**What to produce**
Each line of the material must be repeated precisely, with the pictures left out.

**Supplied material**
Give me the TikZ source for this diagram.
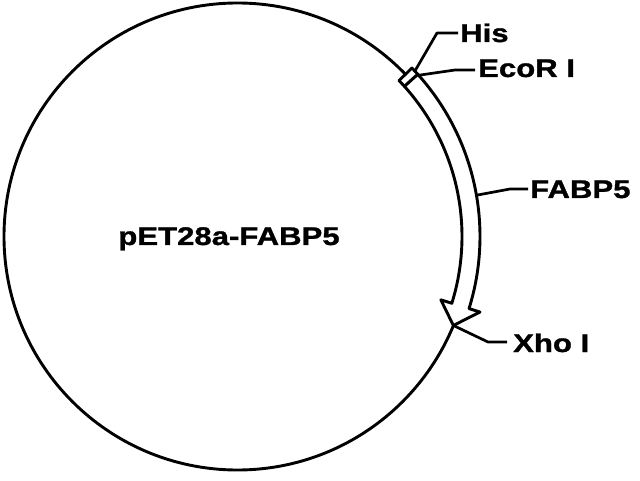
\documentclass[tikz,border=0pt]{standalone}
\usepackage{fontspec}
\newfontfamily\labfont[FakeStretch=1.22,FakeBold=1.2]{Liberation Sans Bold}
\usetikzlibrary{calc}
\begin{document}
\begin{tikzpicture}[x=1pt,y=1pt,
  line/.style={line width=2.9pt,line join=round},
  lbl/.style={font=\labfont\fontsize{25.5}{30}\selectfont,inner sep=0pt,anchor=base west},
  leader/.style={line width=2.7pt,line join=round}]
\useasboundingbox (0,0) rectangle (640,480);
\coordinate (C) at (237.5,243.5);
% plasmid circle
\draw[line] (C) circle[radius=233.5];
% FABP5 arrow band
\draw[line,fill=white] ($(C)+(42:242.5)$) arc[start angle=42,end angle=-17.3,radius=242.5]
  -- ($(C)+(-17.3:254)$) -- ($(C)+(-22.4:233.5)$) coordinate (tip)
  -- ($(C)+(-17.3:213)$) -- ($(C)+(-17.3:224.5)$)
  arc[start angle=-17.3,end angle=42,radius=224.5] -- cycle;
% His box
\draw[line,fill=white] ($(C)+(42:242.5)$) arc[start angle=42,end angle=44,radius=242.5]
  -- ($(C)+(44:224.5)$) arc[start angle=44,end angle=42,radius=224.5] -- cycle;
% anchors for leaders
\coordinate (hisS) at ($(C)+(43:242.5)$);
\coordinate (ecoS) at ($(C)+(41.6:243)$);
\coordinate (fabS) at ($(C)+(9.8:242.5)$);
\coordinate (hisK) at (437,447);
\coordinate (ecoK) at (455,410);
\coordinate (fabK) at (510,291);
\coordinate (xhoK) at (488,138);
% labels
\node[lbl] (his) at (460,438) {His};
\node[lbl] (eco) at (478,403) {EcoR I};
\node[lbl] (fab) at (530,282) {FABP5};
\node[lbl] (xho) at (513,128) {Xho I};
\node[lbl,anchor=base] (name) at (229,235) {pET28a-FABP5};
% leaders
\draw[leader] (hisS) -- (hisK) -- ([xshift=-2pt]his.west |- hisK);
\draw[leader] (ecoS) -- (ecoK) -- ([xshift=-3pt]eco.west |- ecoK);
\draw[leader] (fabS) -- (fabK) -- ([xshift=-2pt]fab.west |- fabK);
\draw[leader] (tip) -- (xhoK) -- ([xshift=-6pt]xho.west |- xhoK);
\end{tikzpicture}
\end{document}
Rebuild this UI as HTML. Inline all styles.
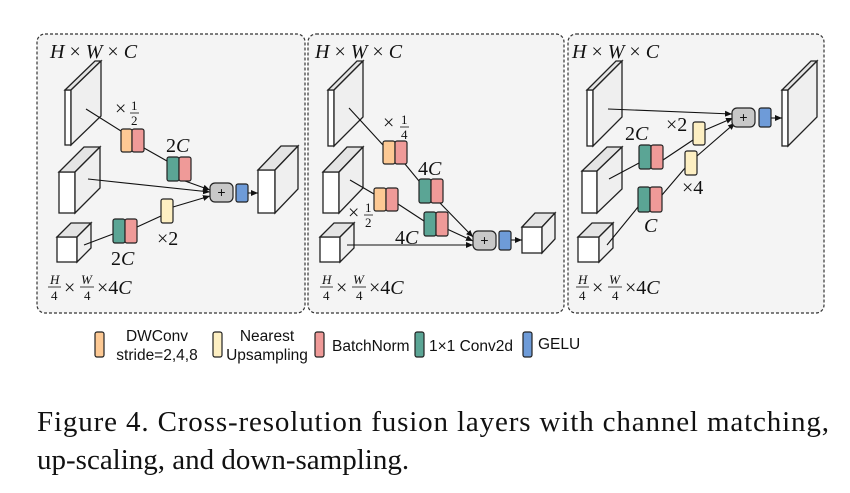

**The output**
Give me the TikZ source for this diagram.
\documentclass[tikz,border=0pt]{standalone}
\usepackage{fontspec}
\newfontfamily\labfont[FakeStretch=1.22,FakeBold=1.2]{Liberation Sans Bold}
\usetikzlibrary{calc}
\begin{document}
\begin{tikzpicture}[x=1pt,y=1pt,
  line/.style={line width=2.9pt,line join=round},
  lbl/.style={font=\labfont\fontsize{25.5}{30}\selectfont,inner sep=0pt,anchor=base west},
  leader/.style={line width=2.7pt,line join=round}]
\useasboundingbox (0,0) rectangle (640,480);
\coordinate (C) at (237.5,243.5);
% plasmid circle
\draw[line] (C) circle[radius=233.5];
% FABP5 arrow band
\draw[line,fill=white] ($(C)+(42:242.5)$) arc[start angle=42,end angle=-17.3,radius=242.5]
  -- ($(C)+(-17.3:254)$) -- ($(C)+(-22.4:233.5)$) coordinate (tip)
  -- ($(C)+(-17.3:213)$) -- ($(C)+(-17.3:224.5)$)
  arc[start angle=-17.3,end angle=42,radius=224.5] -- cycle;
% His box
\draw[line,fill=white] ($(C)+(42:242.5)$) arc[start angle=42,end angle=44,radius=242.5]
  -- ($(C)+(44:224.5)$) arc[start angle=44,end angle=42,radius=224.5] -- cycle;
% anchors for leaders
\coordinate (hisS) at ($(C)+(43:242.5)$);
\coordinate (ecoS) at ($(C)+(41.6:243)$);
\coordinate (fabS) at ($(C)+(9.8:242.5)$);
\coordinate (hisK) at (437,447);
\coordinate (ecoK) at (455,410);
\coordinate (fabK) at (510,291);
\coordinate (xhoK) at (488,138);
% labels
\node[lbl] (his) at (460,438) {His};
\node[lbl] (eco) at (478,403) {EcoR I};
\node[lbl] (fab) at (530,282) {FABP5};
\node[lbl] (xho) at (513,128) {Xho I};
\node[lbl,anchor=base] (name) at (229,235) {pET28a-FABP5};
% leaders
\draw[leader] (hisS) -- (hisK) -- ([xshift=-2pt]his.west |- hisK);
\draw[leader] (ecoS) -- (ecoK) -- ([xshift=-3pt]eco.west |- ecoK);
\draw[leader] (fabS) -- (fabK) -- ([xshift=-2pt]fab.west |- fabK);
\draw[leader] (tip) -- (xhoK) -- ([xshift=-6pt]xho.west |- xhoK);
\end{tikzpicture}
\end{document}
Rebuild this UI as HTML. Inline all styles.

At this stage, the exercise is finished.